Set exercise:
Reproduce the full listing below unchanged, apart from the pictures.

Material provided:

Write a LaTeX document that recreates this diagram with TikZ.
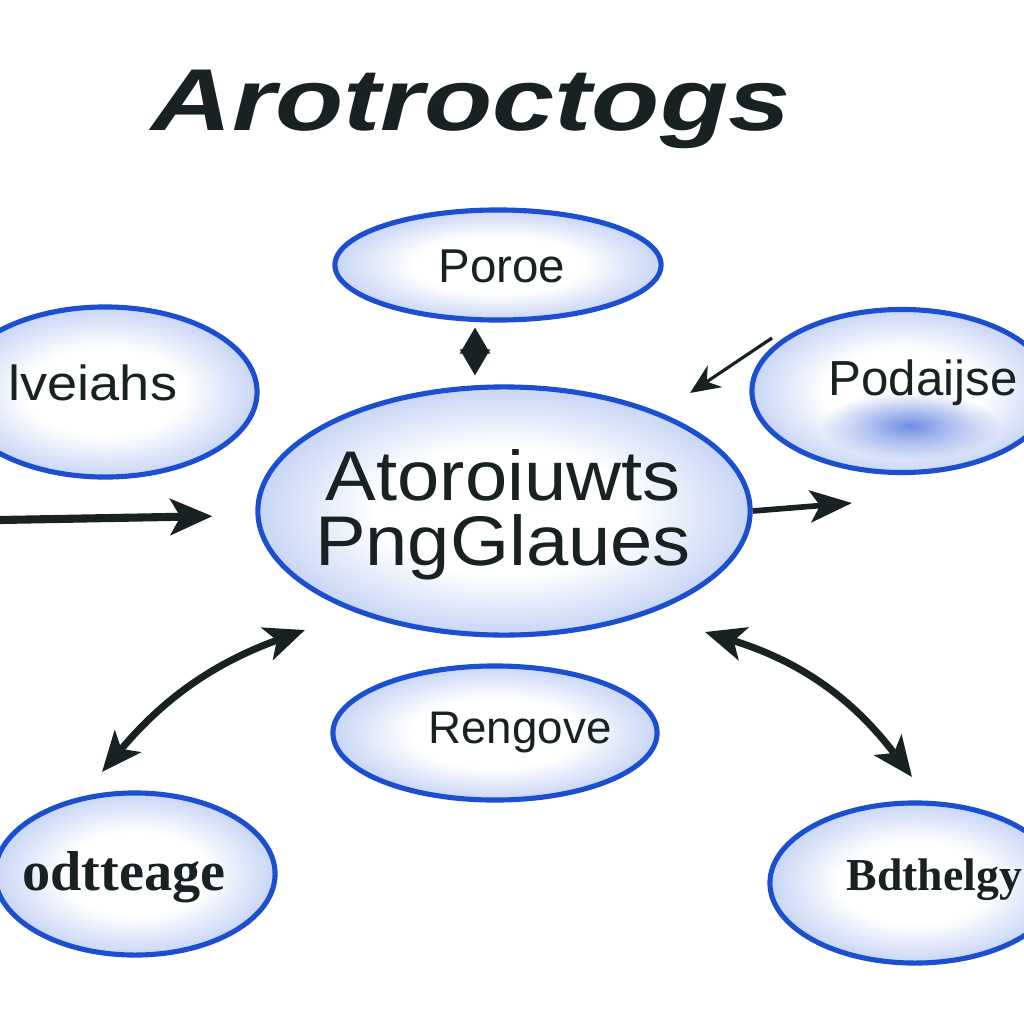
\documentclass[tikz,border=0pt]{standalone}
\usepackage{fontspec}
\setmainfont{Liberation Sans}
\newfontfamily\serifhand{Liberation Serif}
\usetikzlibrary{shapes,arrows.meta,fadings}
\definecolor{ringblue}{RGB}{28,78,208}
\definecolor{paleblue}{RGB}{200,213,245}
\definecolor{ink}{RGB}{24,34,34}
\definecolor{glowblue}{RGB}{95,128,225}
\pgfdeclareradialshading{rimglow}{\pgfpoint{0bp}{0bp}}{color(0bp)=(white); color(13bp)=(white);
  color(25bp)=(paleblue); color(50bp)=(paleblue)}
\tikzfading[name=softglow,inner color=transparent!10,outer color=transparent!100]

\begin{document}
\begin{tikzpicture}[x=0.01cm,y=-0.01cm,
  every ellipse node/.append style={draw=ringblue,line width=1.45pt,inner sep=0pt,shade,shading=rimglow},
  arr/.style={draw=ink,line width=2pt,-{Stealth[length=0.42cm,width=0.36cm,inset=0.1cm]}},
  twohead/.style={draw=ink,line width=2pt,
    {Stealth[length=0.4cm,width=0.34cm,inset=0.1cm]}-{Stealth[length=0.4cm,width=0.34cm,inset=0.1cm]}}]
  \tikzstyle{word} = [text=ink,font=\fontsize{14}{16}\selectfont,inner sep=0pt]
  \fill[white] (0,0) rectangle (1024,1024);
  \useasboundingbox (0,0) rectangle (1024,1024);
  \node (t_head) [word,anchor=base,xscale=1.27,font=\fontsize{25}{28}\selectfont\bfseries\itshape] at (471,130) {Arotroctogs};

  \node (n_top) [ellipse,minimum width=3.26cm,minimum height=1.1cm] at (498,265) {};
  \node (n_left) [ellipse,minimum width=3.04cm,minimum height=1.7cm] at (105,392) {};
  \node (n_right) [ellipse,minimum width=3cm,minimum height=1.63cm] at (902,391) {};
  \node (c_main) [ellipse,minimum width=4.92cm,minimum height=2.48cm] at (504,511) {};
  \node (n_mid) [ellipse,minimum width=3.24cm,minimum height=1.34cm] at (495,733) {};
  \node (n_botl) [ellipse,minimum width=2.8cm,minimum height=1.62cm] at (135,874) {};
  \node (n_botr) [ellipse,minimum width=2.9cm,minimum height=1.6cm] at (915,883) {};
  \fill[glowblue,path fading=softglow] (910,426) ellipse (90 and 34);

  \node (w_top) [word,anchor=base,font=\fontsize{13.5}{16}\selectfont] at (502,282) {Poroe};
  \node (w_left) [word,anchor=base east,xscale=1.1] at (178,400) {lveiahs};
  \node (w_right) [word,anchor=base west,font=\fontsize{14}{17}\selectfont] at (828,395) {Podaijse};
  \node (w_main) [word,align=center,xscale=1.08,font=\fontsize{20}{18.5}\selectfont] at (503,515) {Atoroiuwts\\PngGlaues};
  \node (w_mid) [word,anchor=base,font=\fontsize{13}{16}\selectfont] at (520,743) {Rengove};
  \node (w_botl) [word,anchor=base,font=\fontsize{16}{18}\selectfont\serifhand\bfseries] at (124,890) {odtteage};
  \node (w_botr) [word,anchor=base west,font=\fontsize{13}{16}\selectfont\serifhand\bfseries] at (846,890) {Bdthelgy};

  \coordinate (l_in) at (0,520);
  \coordinate (tr_a) at (772,338);
  \coordinate (tr_b) at (690,393);
  \coordinate (r_tip) at (852,503);
  \coordinate (bl_a) at (305,630);
  \coordinate (bl_b) at (102,772);
  \coordinate (br_a) at (705,632);
  \coordinate (br_b) at (912,777);

  \draw[arr,line width=2.3pt,shorten >=0.43cm] (l_in) -- (c_main);
  \draw[ink,line width=0.6pt,{Triangle[length=0.26cm,width=0.3cm]}-{Triangle[length=0.26cm,width=0.3cm]},
    shorten <=0.05cm,shorten >=0.09cm] ([xshift=-0.23cm]n_top.south) -- ([xshift=-0.29cm]c_main.north);
  \draw[arr,line width=0.9pt,-{Stealth[length=0.3cm,width=0.26cm]}] (tr_a) -- (tr_b);
  \draw[arr,line width=1.6pt,-{Stealth[length=0.42cm,width=0.32cm,inset=0.1cm]}] (c_main.east) -- (r_tip);
  \draw[twohead] (bl_a) to[bend right=15] (bl_b);
  \draw[twohead] (br_a) to[bend left=18] (br_b);
\end{tikzpicture}
\end{document}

Answer:
Write a LaTeX document that recreates this diagram with TikZ.
\documentclass[tikz,border=0pt]{standalone}
\usepackage{fontspec}
\setmainfont{Liberation Sans}
\newfontfamily\serifhand{Liberation Serif}
\usetikzlibrary{shapes,arrows.meta,fadings}
\definecolor{ringblue}{RGB}{28,78,208}
\definecolor{paleblue}{RGB}{200,213,245}
\definecolor{ink}{RGB}{24,34,34}
\definecolor{glowblue}{RGB}{95,128,225}
\pgfdeclareradialshading{rimglow}{\pgfpoint{0bp}{0bp}}{color(0bp)=(white); color(13bp)=(white);
  color(25bp)=(paleblue); color(50bp)=(paleblue)}
\tikzfading[name=softglow,inner color=transparent!10,outer color=transparent!100]

\begin{document}
\begin{tikzpicture}[x=0.01cm,y=-0.01cm,
  every ellipse node/.append style={draw=ringblue,line width=1.45pt,inner sep=0pt,shade,shading=rimglow},
  arr/.style={draw=ink,line width=2pt,-{Stealth[length=0.42cm,width=0.36cm,inset=0.1cm]}},
  twohead/.style={draw=ink,line width=2pt,
    {Stealth[length=0.4cm,width=0.34cm,inset=0.1cm]}-{Stealth[length=0.4cm,width=0.34cm,inset=0.1cm]}}]
  \tikzstyle{word} = [text=ink,font=\fontsize{14}{16}\selectfont,inner sep=0pt]
  \fill[white] (0,0) rectangle (1024,1024);
  \useasboundingbox (0,0) rectangle (1024,1024);
  \node (t_head) [word,anchor=base,xscale=1.27,font=\fontsize{25}{28}\selectfont\bfseries\itshape] at (471,130) {Arotroctogs};

  \node (n_top) [ellipse,minimum width=3.26cm,minimum height=1.1cm] at (498,265) {};
  \node (n_left) [ellipse,minimum width=3.04cm,minimum height=1.7cm] at (105,392) {};
  \node (n_right) [ellipse,minimum width=3cm,minimum height=1.63cm] at (902,391) {};
  \node (c_main) [ellipse,minimum width=4.92cm,minimum height=2.48cm] at (504,511) {};
  \node (n_mid) [ellipse,minimum width=3.24cm,minimum height=1.34cm] at (495,733) {};
  \node (n_botl) [ellipse,minimum width=2.8cm,minimum height=1.62cm] at (135,874) {};
  \node (n_botr) [ellipse,minimum width=2.9cm,minimum height=1.6cm] at (915,883) {};
  \fill[glowblue,path fading=softglow] (910,426) ellipse (90 and 34);

  \node (w_top) [word,anchor=base,font=\fontsize{13.5}{16}\selectfont] at (502,282) {Poroe};
  \node (w_left) [word,anchor=base east,xscale=1.1] at (178,400) {lveiahs};
  \node (w_right) [word,anchor=base west,font=\fontsize{14}{17}\selectfont] at (828,395) {Podaijse};
  \node (w_main) [word,align=center,xscale=1.08,font=\fontsize{20}{18.5}\selectfont] at (503,515) {Atoroiuwts\\PngGlaues};
  \node (w_mid) [word,anchor=base,font=\fontsize{13}{16}\selectfont] at (520,743) {Rengove};
  \node (w_botl) [word,anchor=base,font=\fontsize{16}{18}\selectfont\serifhand\bfseries] at (124,890) {odtteage};
  \node (w_botr) [word,anchor=base west,font=\fontsize{13}{16}\selectfont\serifhand\bfseries] at (846,890) {Bdthelgy};

  \coordinate (l_in) at (0,520);
  \coordinate (tr_a) at (772,338);
  \coordinate (tr_b) at (690,393);
  \coordinate (r_tip) at (852,503);
  \coordinate (bl_a) at (305,630);
  \coordinate (bl_b) at (102,772);
  \coordinate (br_a) at (705,632);
  \coordinate (br_b) at (912,777);

  \draw[arr,line width=2.3pt,shorten >=0.43cm] (l_in) -- (c_main);
  \draw[ink,line width=0.6pt,{Triangle[length=0.26cm,width=0.3cm]}-{Triangle[length=0.26cm,width=0.3cm]},
    shorten <=0.05cm,shorten >=0.09cm] ([xshift=-0.23cm]n_top.south) -- ([xshift=-0.29cm]c_main.north);
  \draw[arr,line width=0.9pt,-{Stealth[length=0.3cm,width=0.26cm]}] (tr_a) -- (tr_b);
  \draw[arr,line width=1.6pt,-{Stealth[length=0.42cm,width=0.32cm,inset=0.1cm]}] (c_main.east) -- (r_tip);
  \draw[twohead] (bl_a) to[bend right=15] (bl_b);
  \draw[twohead] (br_a) to[bend left=18] (br_b);
\end{tikzpicture}
\end{document}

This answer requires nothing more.